[December 13-14, 2012]
New York City
Efforts to address medical catastrophes such as HIV/AIDS, malaria, and malnutrition have made progress, albeit incomplete, while further efforts are sorely needed to improve innovation and access for patients with drug-resistant TB; neglected tropical diseases with high mortality rates, such as Chagas disease; and vaccines for preventable diseases like measles, pneumonia, rotavirus, and others. Various R&D initiatives, including product development partnerships, have begun to fill previously abandoned or non-existent drug development pipelines, with a limited number of new funding opportunities provided by a group of public and philanthropic donors.
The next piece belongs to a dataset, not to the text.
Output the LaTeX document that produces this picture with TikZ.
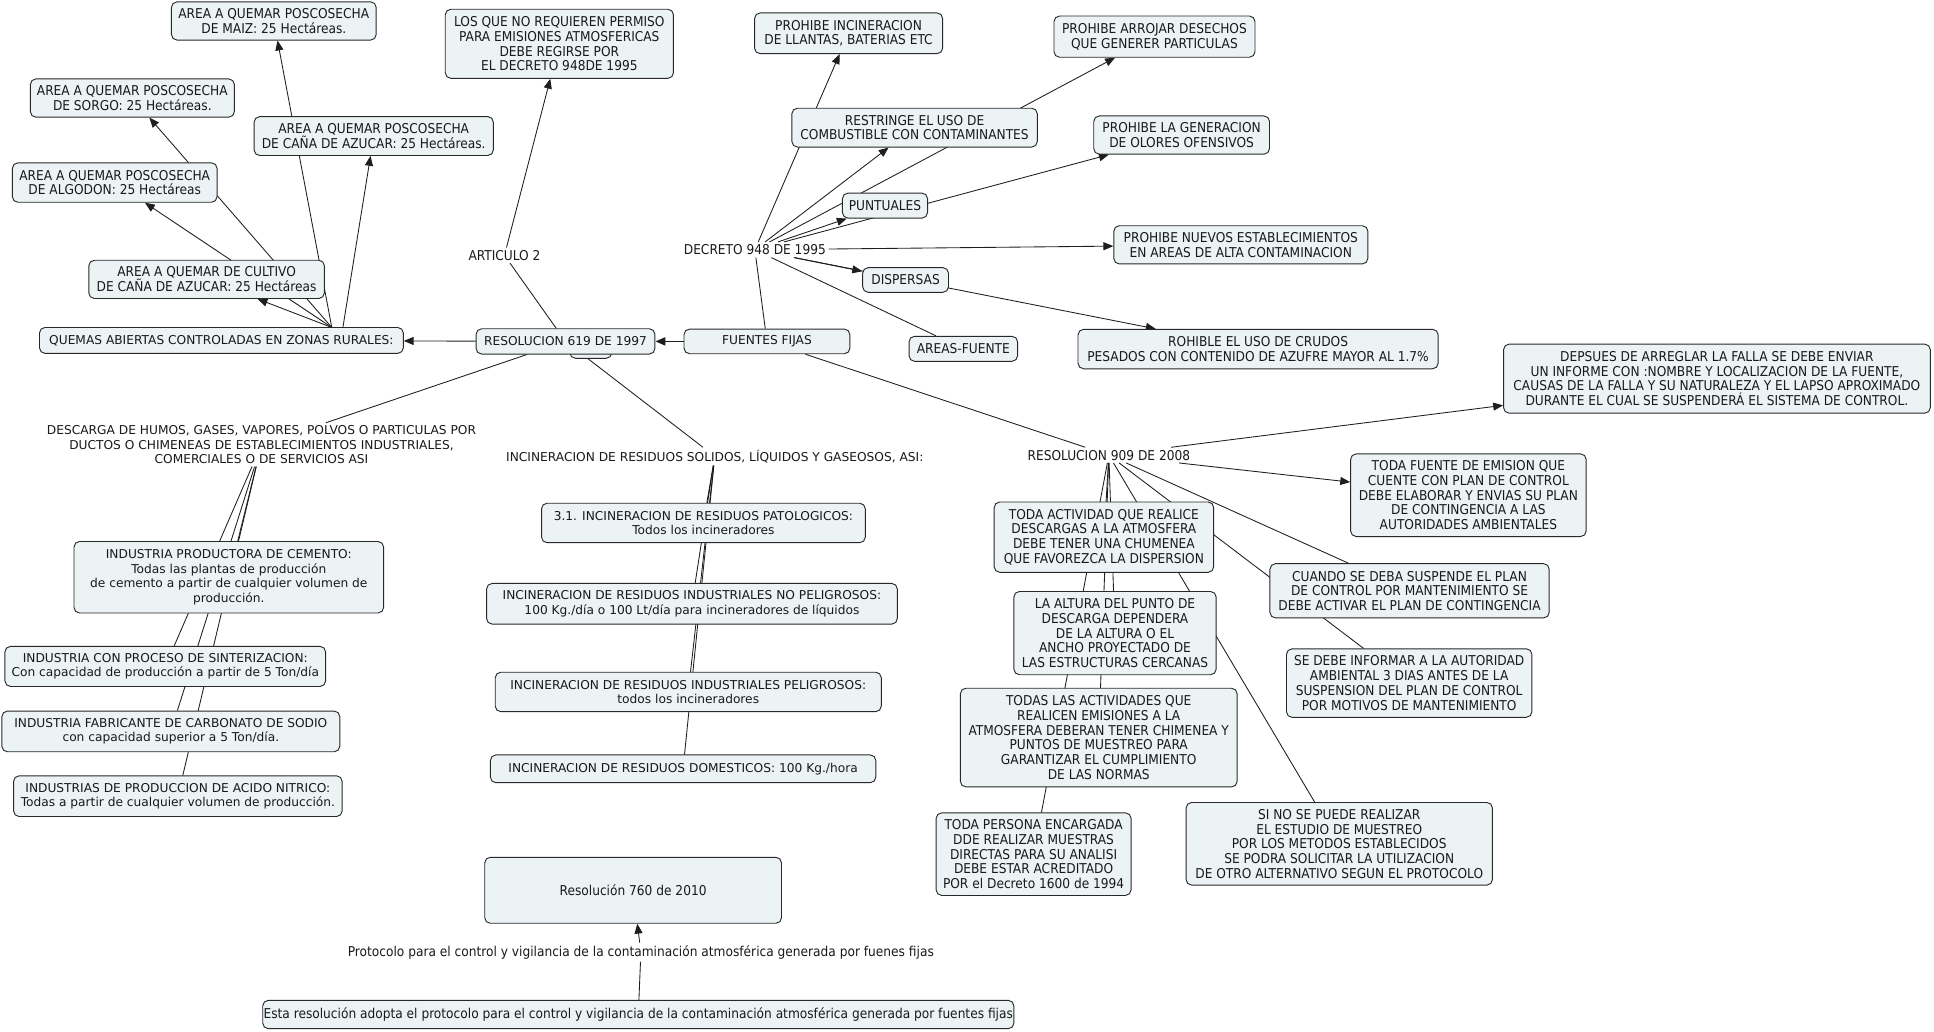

While progress has been made, where do we stand today? Are urgent R&D needs indeed being met? How can we accelerate the delivery of medical innovations to neglected patients?
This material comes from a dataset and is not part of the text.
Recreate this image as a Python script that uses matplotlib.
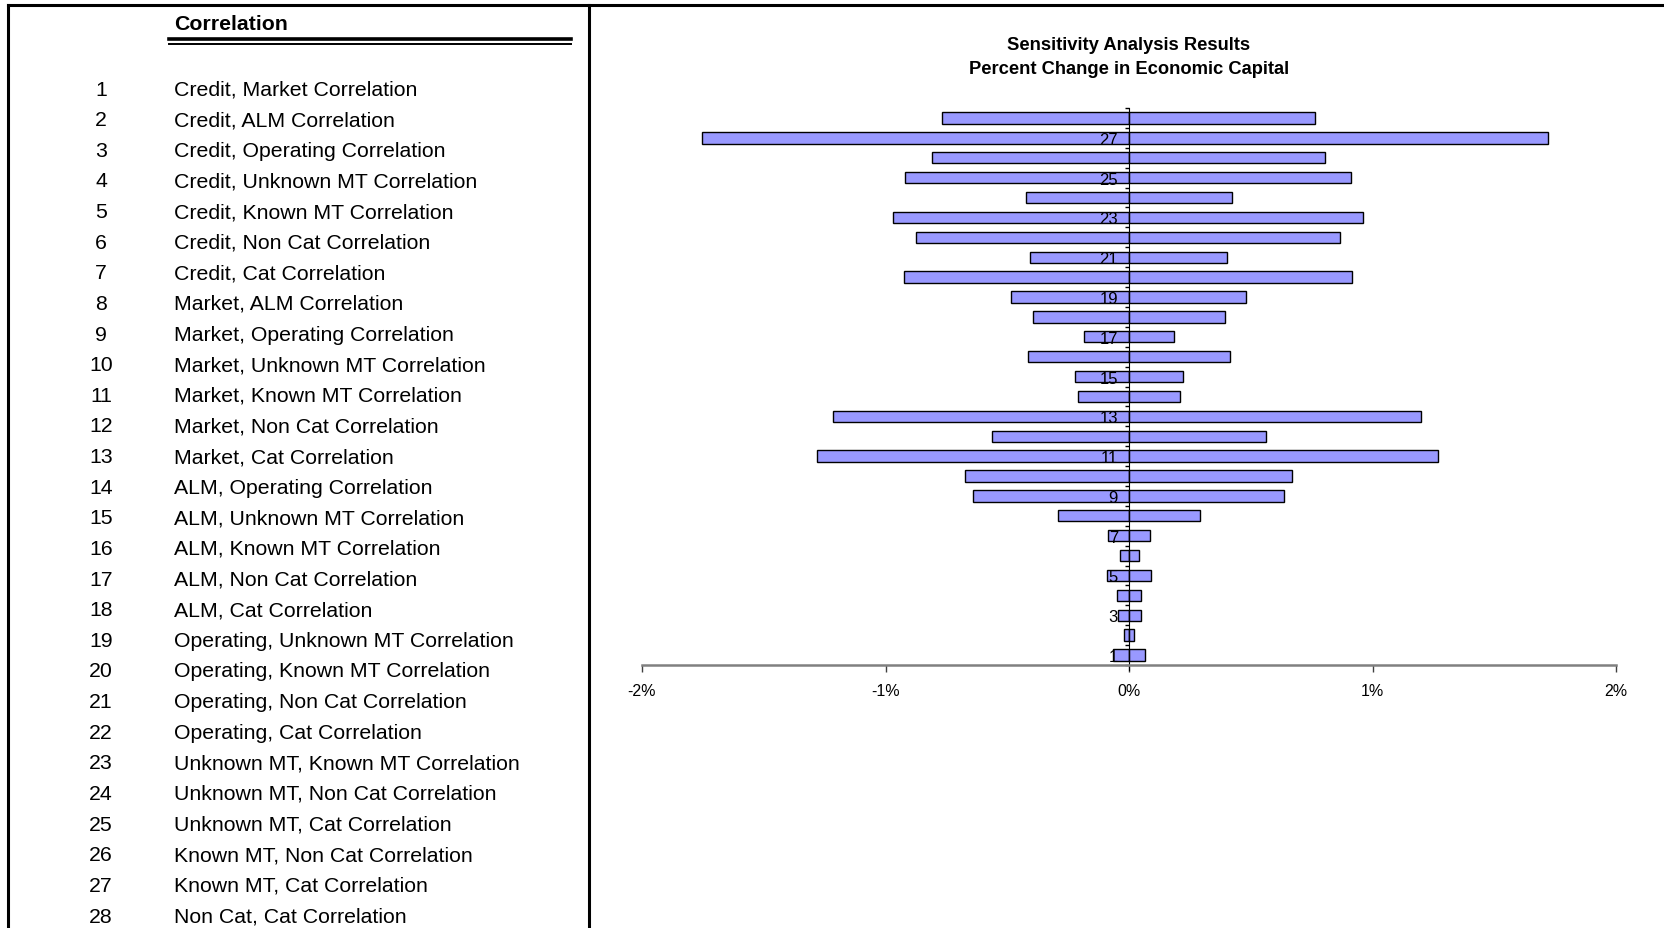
import matplotlib.pyplot as plt
from matplotlib.lines import Line2D
from matplotlib.ticker import FuncFormatter, FixedLocator

plt.rcParams['font.family'] = ['Liberation Sans', 'DejaVu Sans']

# correlation pairs, numbered 1..28
pairs = [
    "Credit, Market Correlation", "Credit, ALM Correlation", "Credit, Operating Correlation",
    "Credit, Unknown MT Correlation", "Credit, Known MT Correlation", "Credit, Non Cat Correlation",
    "Credit, Cat Correlation", "Market, ALM Correlation", "Market, Operating Correlation",
    "Market, Unknown MT Correlation", "Market, Known MT Correlation", "Market, Non Cat Correlation",
    "Market, Cat Correlation", "ALM, Operating Correlation", "ALM, Unknown MT Correlation",
    "ALM, Known MT Correlation", "ALM, Non Cat Correlation", "ALM, Cat Correlation",
    "Operating, Unknown MT Correlation", "Operating, Known MT Correlation",
    "Operating, Non Cat Correlation", "Operating, Cat Correlation",
    "Unknown MT, Known MT Correlation", "Unknown MT, Non Cat Correlation",
    "Unknown MT, Cat Correlation", "Known MT, Non Cat Correlation",
    "Known MT, Cat Correlation", "Non Cat, Cat Correlation",
]
ids = list(range(1, 29))

# percent change in economic capital (down / up)
down = [-0.064, -0.020, -0.046, -0.048, -0.090, -0.039, -0.086, -0.290, -0.640, -0.673,
        -1.283, -0.563, -1.216, -0.209, -0.220, -0.416, -0.183, -0.396, -0.484, -0.922,
        -0.405, -0.873, -0.970, -0.425, -0.919, -0.810, -1.752, -0.768]
up = [0.066, 0.022, 0.048, 0.050, 0.092, 0.042, 0.088, 0.290, 0.638, 0.671,
      1.269, 0.563, 1.201, 0.209, 0.220, 0.416, 0.185, 0.394, 0.482, 0.915,
      0.403, 0.867, 0.963, 0.425, 0.911, 0.805, 1.721, 0.765]

W, H = 1664, 929
fig = plt.figure(figsize=(W / 100, H / 100), dpi=100)


def fx(px):
    return px / W


def fy(py):
    return 1 - py / H


# frame lines
for xs, ys, lw in [([8, W], [6, 6], 2.2), ([8, 8], [6, H], 2.2), ([589, 589], [6, H], 2.2),
                   ([169, 571], [39.5, 39.5], 2.6), ([169, 571], [44.5, 44.5], 1.4)]:
    fig.add_artist(Line2D([fx(x) for x in xs], [fy(y) for y in ys], color='black', lw=lw))

# left table
fig.text(fx(174), fy(24), "Correlation", fontsize=15.3, fontweight='bold', va='center', ha='left')
for i, (n, name) in enumerate(zip(ids, pairs)):
    y = 90 + i * 30.63
    fig.text(fx(101), fy(y), str(n), fontsize=15.3, va='center', ha='center')
    fig.text(fx(174), fy(y), name, fontsize=15.3, va='center', ha='left')

# chart
fig.text(fx(1129), fy(57.5), "Sensitivity Analysis Results\nPercent Change in Economic Capital",
         fontsize=13.2, fontweight='bold', ha='center', va='center', linespacing=1.6)

ax = fig.add_axes([fx(642), fy(666), fx(1616) - fx(642), (666 - 109) / H])
ax.barh(ids, down, height=0.57, color='#9999ff', edgecolor='black', linewidth=1)
ax.barh(ids, up, height=0.57, color='#9999ff', edgecolor='black', linewidth=1)

ax.set_xlim(-2, 2)
ax.set_ylim(0.5, 28.5)
ax.set_xticks([-2, -1, 0, 1, 2])
ax.xaxis.set_major_formatter(FuncFormatter(lambda v, p: f"{v:.0f}%"))
ax.tick_params(axis='x', direction='out', length=5, width=1, color='#404040', pad=8, labelsize=11.5)

ax.yaxis.set_major_locator(FixedLocator(ids[::2]))
ax.yaxis.set_minor_locator(FixedLocator([k + 0.5 for k in range(0, 29)]))
ax.tick_params(axis='y', which='major', length=0, pad=8, labelsize=12)
ax.tick_params(axis='y', which='minor', direction='out', length=3, width=1, color='black')

for s in ['top', 'right']:
    ax.spines[s].set_visible(False)
ax.spines['left'].set_position(('data', 0))
ax.spines['left'].set_bounds(0.25, 28.5)
ax.spines['bottom'].set_color('#808080')
ax.spines['bottom'].set_linewidth(1.8)

fig.savefig("out.png", dpi=100)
Lives in the Balance: Stimulating and Delivering Medical Innovation for Neglected Patients and Populations aimed to bring together key actors in global public health to reflect on progress and shortcomings, consider the evidence and report on analyses of recent data, and chart out ways to effectively tackle current challenges by drawing on lessons from the past decade.
A broad range of scientists and medical professionals from countries hard hit by neglected diseases; policy-makers; academics; non-profit R&D initiatives; the pharmaceutical and biotechnology sectors; donors; civil society organizations; and medical journalists and editors came together to review the current scientific and policy landscapes and pinpointed the remaining gaps as well as new opportunities for progress in the delivery of medical innovation to neglected patients.